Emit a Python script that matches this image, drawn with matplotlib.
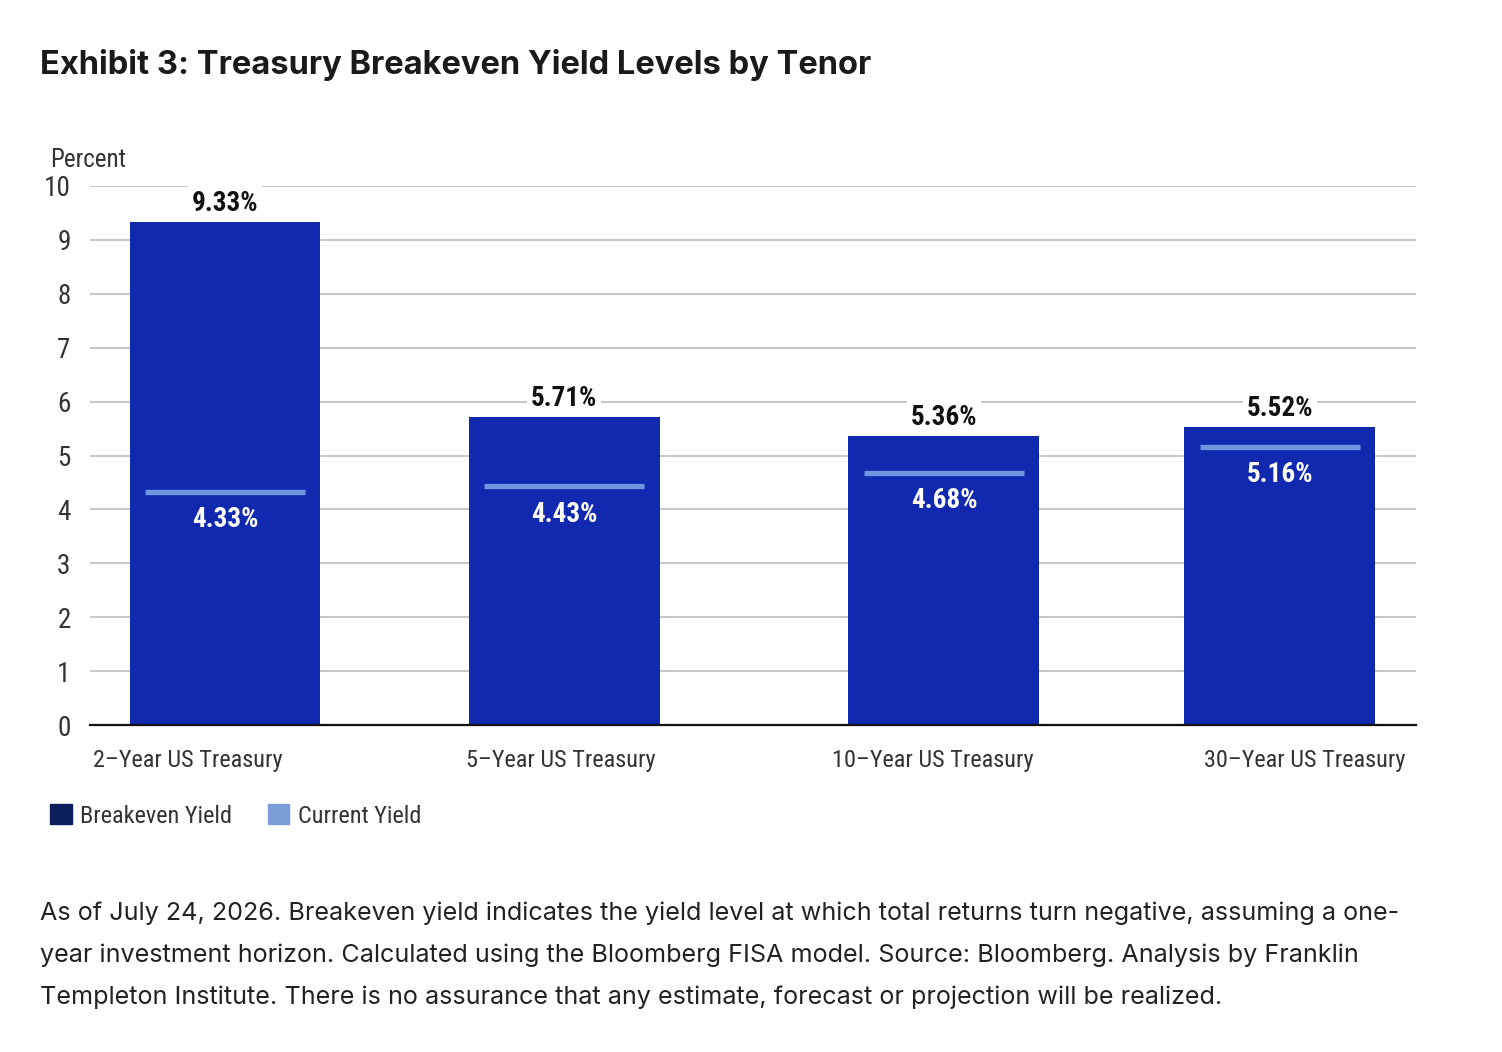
import numpy as np
import matplotlib.pyplot as plt
from matplotlib.patches import Patch

# data
tenors = ['2\u2013Year US Treasury', '5\u2013Year US Treasury',
          '10\u2013Year US Treasury', '30\u2013Year US Treasury']
breakeven = [9.33, 5.71, 5.36, 5.52]
current = [4.33, 4.43, 4.68, 5.16]
yticks = [0, 1, 2, 3, 4, 5, 6, 7, 8, 9, 10]

# layout (axes fraction)
bar_pos = [0.1018, 0.3575, 0.644, 0.8974]
label_pos = [0.0739, 0.3552, 0.6357, 0.9163]
bar_w = 0.144
line_w = 0.12

narrow = ['Roboto Condensed', 'Liberation Sans Narrow', 'DejaVu Sans']
body = ['Inter', 'DejaVu Sans']

bar_col = '#1029ae'
cur_col = '#6f95de'

fig = plt.figure(figsize=(15.02, 10.52), dpi=100)
ax = fig.add_axes([90/1502, 1-725/1052, 1326/1502, (725-186)/1052])

ax.bar(bar_pos, breakeven, width=bar_w, color=bar_col, zorder=2)
for x, c in zip(bar_pos, current):
    ax.plot([x - line_w/2, x + line_w/2], [c, c], color=cur_col, lw=3.8,
            solid_capstyle='butt', zorder=3)

# breakeven labels above bars
for x, b in zip(bar_pos, breakeven):
    ax.annotate('%.2f%%' % b, (x, b), xytext=(0, 4), textcoords='offset points',
                ha='center', va='bottom', fontsize=19.5, fontweight='bold',
                family=narrow, color='#111111', zorder=4,
                bbox=dict(boxstyle='square,pad=0.15', fc='white', ec='none'))
# current yield labels under the line
for x, c in zip(bar_pos, current):
    ax.annotate('%.2f%%' % c, (x, c), xytext=(0, -20), textcoords='offset points',
                ha='center', va='center', fontsize=19.5, fontweight='bold',
                family=narrow, color='white', zorder=4)

ax.set_xlim(0, 1)
ax.set_ylim(0, 10)
ax.set_yticks(yticks)
ax.set_yticklabels([str(t) for t in yticks], family=narrow, fontsize=19.5, color='#333333')
ax.yaxis.grid(True, color='#c8c8c8', lw=1.5, zorder=0)
ax.set_axisbelow(True)
ax.tick_params(axis='y', length=0, pad=14)
ax.set_xticks([])
for s in ['top', 'right', 'left']:
    ax.spines[s].set_visible(False)
ax.spines['bottom'].set_color('#111111')
ax.spines['bottom'].set_linewidth(1.6)
ax.spines['bottom'].set_zorder(5)

for x, t in zip(label_pos, tenors):
    ax.text(x, -0.65, t, ha='center', va='center', fontsize=17.5,
            family=narrow, color='#333333')

fig.text(50/1502, 1-160/1052, 'Percent', ha='left', va='center', fontsize=18,
         family=narrow, color='#333333')

# legend
handles = [Patch(color='#0c1f5c', label='Breakeven Yield'),
           Patch(color='#7a9cd8', label='Current Yield')]
fig.legend(handles=handles, loc='center left', bbox_to_anchor=(28/1502, 1-816/1052),
           ncol=2, frameon=False, prop={'family': narrow, 'size': 17.5},
           handlelength=0.9, handleheight=0.9, handletextpad=0.35, columnspacing=1.45,
           labelcolor='#333333')

fig.text(40/1502, 1-65/1052, 'Exhibit 3: Treasury Breakeven Yield Levels by Tenor',
         ha='left', va='center', fontsize=23.5, fontweight='bold', family=body, color='#1a1a1a')

foot = ('As of July 24, 2026. Breakeven yield indicates the yield level at which total returns turn negative, assuming a one-\n'
        'year investment horizon. Calculated using the Bloomberg FISA model. Source: Bloomberg. Analysis by Franklin\n'
        'Templeton Institute. There is no assurance that any estimate, forecast or projection will be realized.')
fig.text(40/1502, 1-955/1052, foot, ha='left', va='center', fontsize=18.1, family=body,
         color='#222222', linespacing=2.0)

fig.savefig('out.png', dpi=100, facecolor='white')
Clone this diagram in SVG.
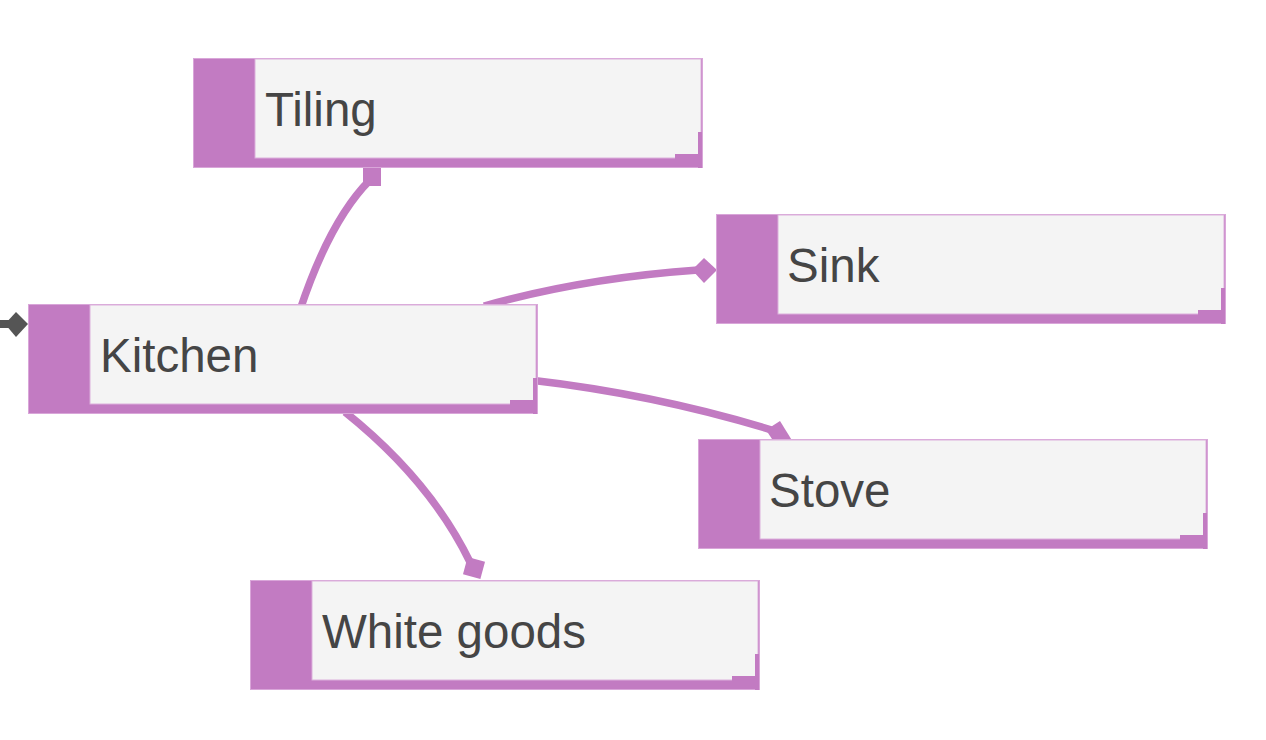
<svg xmlns="http://www.w3.org/2000/svg" width="1266" height="740" viewBox="0 0 1266 740">
<style>
.edge{fill:none;stroke:#c27bc2;stroke-width:7.5;stroke-linecap:butt}
.head{fill:#c27bc2}
.outer{fill:#c27bc2;stroke:#d9a6d9;stroke-width:1}
.inner{fill:#f4f4f4;stroke:#dcb0dc;stroke-width:1}
.acc{fill:#c27bc2}
.lbl{font-family:"Liberation Sans",Arial,sans-serif;font-size:47.5px;fill:#454545}
</style>
<defs>
<g id="box">
<rect class="outer" x="0.5" y="0.5" width="509" height="109"/>
<rect class="inner" x="62" y="1" width="446" height="99"/>
<rect class="acc" x="482" y="96" width="26" height="5"/>
<rect class="acc" x="505" y="74" width="4" height="36"/>
</g>
</defs>
<rect width="1266" height="740" fill="#ffffff"/>
<g id="connectors">
<path class="edge" d="M300,310 Q330,220 370,180"/>
<rect class="head" x="363" y="168" width="18" height="18"/>
<path class="edge" d="M484,306 Q584,278 698,270"/>
<polygon class="head" points="692,270 704,258 717,270 704,283"/>
<path class="edge" d="M530,380 Q660,395 778,432"/>
<polygon class="head" points="766,430 780,421 793,442 774,442"/>
<path class="edge" d="M345,412 Q430,480 470,562"/>
<rect class="head" x="465" y="559" width="18" height="18" transform="rotate(15 474 568)"/>
<line x1="0" y1="324" x2="10" y2="324" stroke="#555555" stroke-width="8"/>
<polygon points="5,324 16,312 28,324 16,337" fill="#555555"/>
</g>
<g id="node-tiling" transform="translate(193,58)">
<use href="#box"/>
<text class="lbl" x="72" y="68">Tiling</text>
</g>
<g id="node-kitchen" transform="translate(28,304)">
<use href="#box"/>
<text class="lbl" x="72" y="68">Kitchen</text>
</g>
<g id="node-sink" transform="translate(716,214)">
<use href="#box"/>
<text class="lbl" x="71" y="68">Sink</text>
</g>
<g id="node-stove" transform="translate(698,439)">
<use href="#box"/>
<text class="lbl" x="71" y="68">Stove</text>
</g>
<g id="node-whitegoods" transform="translate(250,580)">
<use href="#box"/>
<text class="lbl" x="72" y="68">White goods</text>
</g>
</svg>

==================================================

■ **What you will do**
Leave out any pictures and return exactly the lines from the beginning of the data through the line with "from matplotlib.patches import Patch", inclusive.

■ **Solution to this exercise**
Emit a Python script that matches this image, drawn with matplotlib.
import numpy as np
import matplotlib.pyplot as plt
from matplotlib.patches import Patch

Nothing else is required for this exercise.